_AIM OF THE EXERCISE:_
Below are records; work out how many of their lines hold the string "picture" and give that number alone.

##### PROVIDED RECORDS

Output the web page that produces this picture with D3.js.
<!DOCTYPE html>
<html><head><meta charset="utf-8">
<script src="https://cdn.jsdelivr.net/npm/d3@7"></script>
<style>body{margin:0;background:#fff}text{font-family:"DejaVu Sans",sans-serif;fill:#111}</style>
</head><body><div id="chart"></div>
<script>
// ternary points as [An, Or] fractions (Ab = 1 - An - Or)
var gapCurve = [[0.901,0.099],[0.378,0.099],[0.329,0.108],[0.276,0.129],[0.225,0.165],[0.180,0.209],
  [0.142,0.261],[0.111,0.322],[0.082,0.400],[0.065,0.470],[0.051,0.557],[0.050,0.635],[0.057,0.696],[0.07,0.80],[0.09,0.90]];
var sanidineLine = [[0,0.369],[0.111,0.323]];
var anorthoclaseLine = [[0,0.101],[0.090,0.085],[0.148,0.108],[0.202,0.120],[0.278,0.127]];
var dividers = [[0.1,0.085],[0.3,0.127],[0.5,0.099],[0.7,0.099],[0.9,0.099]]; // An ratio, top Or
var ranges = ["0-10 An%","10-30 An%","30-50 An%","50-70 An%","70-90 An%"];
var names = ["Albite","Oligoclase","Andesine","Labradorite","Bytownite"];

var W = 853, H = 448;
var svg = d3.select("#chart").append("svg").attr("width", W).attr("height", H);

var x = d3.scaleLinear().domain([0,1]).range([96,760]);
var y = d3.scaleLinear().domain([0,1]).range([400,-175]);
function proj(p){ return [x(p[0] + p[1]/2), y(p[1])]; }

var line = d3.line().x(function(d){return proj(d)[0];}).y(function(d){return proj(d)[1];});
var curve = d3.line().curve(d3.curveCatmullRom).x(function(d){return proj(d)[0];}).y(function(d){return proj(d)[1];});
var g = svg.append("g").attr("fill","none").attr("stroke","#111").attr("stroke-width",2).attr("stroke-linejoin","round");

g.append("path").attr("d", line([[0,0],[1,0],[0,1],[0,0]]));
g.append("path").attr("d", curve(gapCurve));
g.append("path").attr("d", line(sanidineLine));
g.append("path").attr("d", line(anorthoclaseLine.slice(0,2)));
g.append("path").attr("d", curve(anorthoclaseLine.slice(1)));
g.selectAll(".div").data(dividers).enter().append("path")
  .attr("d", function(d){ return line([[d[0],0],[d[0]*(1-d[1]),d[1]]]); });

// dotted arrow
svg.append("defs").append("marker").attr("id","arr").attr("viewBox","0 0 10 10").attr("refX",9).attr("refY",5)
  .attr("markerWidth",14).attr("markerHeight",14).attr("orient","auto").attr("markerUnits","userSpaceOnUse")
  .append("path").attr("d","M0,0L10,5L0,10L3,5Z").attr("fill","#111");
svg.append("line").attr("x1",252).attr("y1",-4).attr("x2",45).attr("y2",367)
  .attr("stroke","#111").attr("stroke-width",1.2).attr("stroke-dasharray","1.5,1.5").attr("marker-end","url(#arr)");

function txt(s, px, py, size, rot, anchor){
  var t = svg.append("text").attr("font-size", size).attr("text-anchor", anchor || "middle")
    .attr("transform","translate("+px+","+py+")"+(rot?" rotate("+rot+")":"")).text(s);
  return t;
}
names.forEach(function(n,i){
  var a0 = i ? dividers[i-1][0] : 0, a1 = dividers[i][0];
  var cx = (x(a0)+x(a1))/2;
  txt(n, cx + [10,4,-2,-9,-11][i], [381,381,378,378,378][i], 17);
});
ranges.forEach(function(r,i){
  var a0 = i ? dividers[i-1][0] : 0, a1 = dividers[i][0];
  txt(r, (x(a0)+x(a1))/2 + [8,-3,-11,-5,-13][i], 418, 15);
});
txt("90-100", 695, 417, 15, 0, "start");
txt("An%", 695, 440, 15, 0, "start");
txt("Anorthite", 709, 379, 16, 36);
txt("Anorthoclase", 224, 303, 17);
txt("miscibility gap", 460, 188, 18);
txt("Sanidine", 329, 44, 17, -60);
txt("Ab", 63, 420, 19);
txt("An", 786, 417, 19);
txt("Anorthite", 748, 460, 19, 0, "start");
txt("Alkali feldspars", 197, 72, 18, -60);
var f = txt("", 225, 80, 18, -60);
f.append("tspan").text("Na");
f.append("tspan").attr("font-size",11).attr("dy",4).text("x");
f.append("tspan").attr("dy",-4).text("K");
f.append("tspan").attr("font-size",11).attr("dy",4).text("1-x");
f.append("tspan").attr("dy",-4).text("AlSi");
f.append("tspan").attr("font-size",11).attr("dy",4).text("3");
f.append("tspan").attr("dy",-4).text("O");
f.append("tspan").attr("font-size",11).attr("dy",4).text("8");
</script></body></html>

##########
##### PROVIDED RECORDS

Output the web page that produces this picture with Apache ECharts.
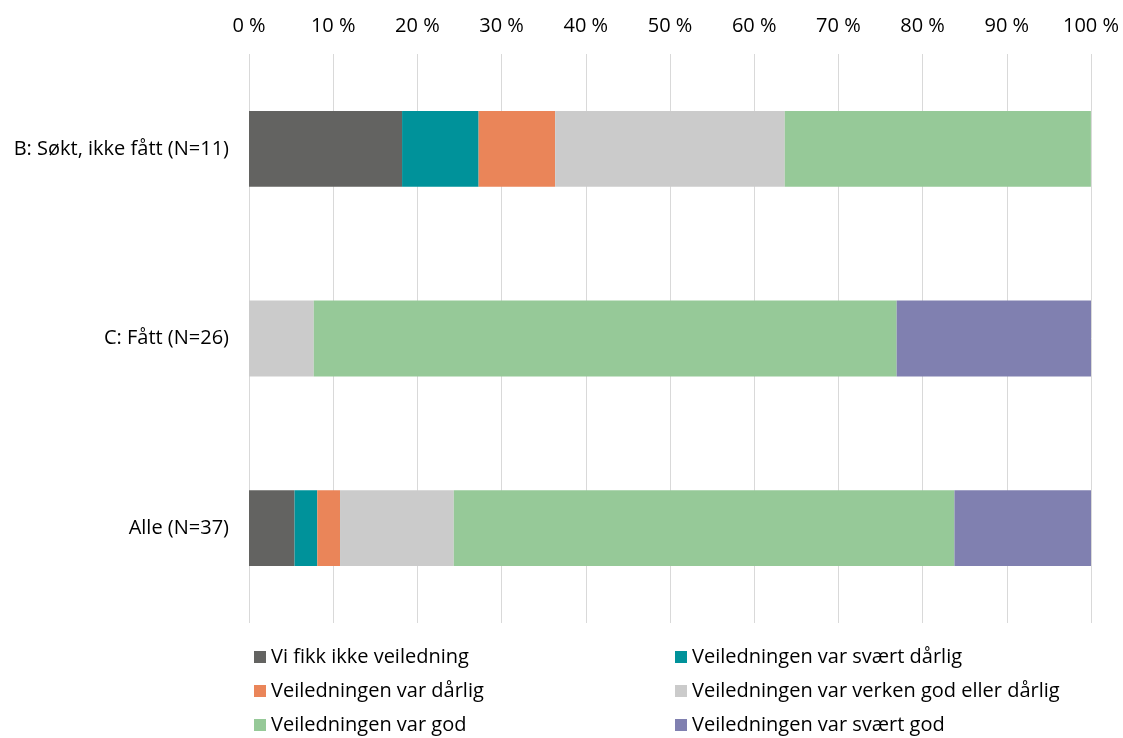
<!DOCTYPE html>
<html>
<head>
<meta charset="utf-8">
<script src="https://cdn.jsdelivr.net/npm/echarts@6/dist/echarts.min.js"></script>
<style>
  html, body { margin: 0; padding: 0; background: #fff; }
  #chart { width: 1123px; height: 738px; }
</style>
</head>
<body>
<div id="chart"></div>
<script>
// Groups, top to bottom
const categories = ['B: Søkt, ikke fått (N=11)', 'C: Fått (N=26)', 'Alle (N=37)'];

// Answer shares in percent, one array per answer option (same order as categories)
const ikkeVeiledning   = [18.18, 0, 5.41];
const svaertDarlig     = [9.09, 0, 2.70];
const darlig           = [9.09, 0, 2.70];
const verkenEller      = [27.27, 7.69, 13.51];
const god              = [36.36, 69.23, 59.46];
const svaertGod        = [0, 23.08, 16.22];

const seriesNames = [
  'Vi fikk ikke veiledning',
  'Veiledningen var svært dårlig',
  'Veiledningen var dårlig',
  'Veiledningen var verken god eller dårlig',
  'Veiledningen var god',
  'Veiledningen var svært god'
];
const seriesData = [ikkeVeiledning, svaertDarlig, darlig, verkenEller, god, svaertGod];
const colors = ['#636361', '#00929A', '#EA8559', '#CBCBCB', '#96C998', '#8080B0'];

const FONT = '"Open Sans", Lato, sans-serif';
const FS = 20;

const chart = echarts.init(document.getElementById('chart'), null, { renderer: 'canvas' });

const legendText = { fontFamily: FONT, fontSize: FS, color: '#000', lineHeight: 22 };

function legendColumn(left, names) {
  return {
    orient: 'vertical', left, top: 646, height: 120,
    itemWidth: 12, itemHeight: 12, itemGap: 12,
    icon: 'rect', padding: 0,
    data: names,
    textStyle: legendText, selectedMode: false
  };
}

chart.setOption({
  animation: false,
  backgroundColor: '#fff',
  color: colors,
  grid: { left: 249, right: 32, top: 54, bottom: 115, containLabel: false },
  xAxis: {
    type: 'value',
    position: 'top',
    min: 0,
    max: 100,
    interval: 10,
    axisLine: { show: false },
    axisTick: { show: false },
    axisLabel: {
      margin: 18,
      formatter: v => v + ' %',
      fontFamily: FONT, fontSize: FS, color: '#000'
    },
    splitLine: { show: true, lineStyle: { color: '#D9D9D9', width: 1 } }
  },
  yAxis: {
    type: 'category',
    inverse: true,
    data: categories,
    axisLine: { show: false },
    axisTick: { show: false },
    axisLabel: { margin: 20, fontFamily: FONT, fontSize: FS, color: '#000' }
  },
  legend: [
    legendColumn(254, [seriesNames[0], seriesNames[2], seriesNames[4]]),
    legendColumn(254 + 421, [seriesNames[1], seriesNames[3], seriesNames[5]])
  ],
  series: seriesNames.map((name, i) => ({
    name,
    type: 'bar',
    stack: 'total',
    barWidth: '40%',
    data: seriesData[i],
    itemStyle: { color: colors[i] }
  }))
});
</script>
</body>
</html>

##########

_FINISHED ANSWER:_
2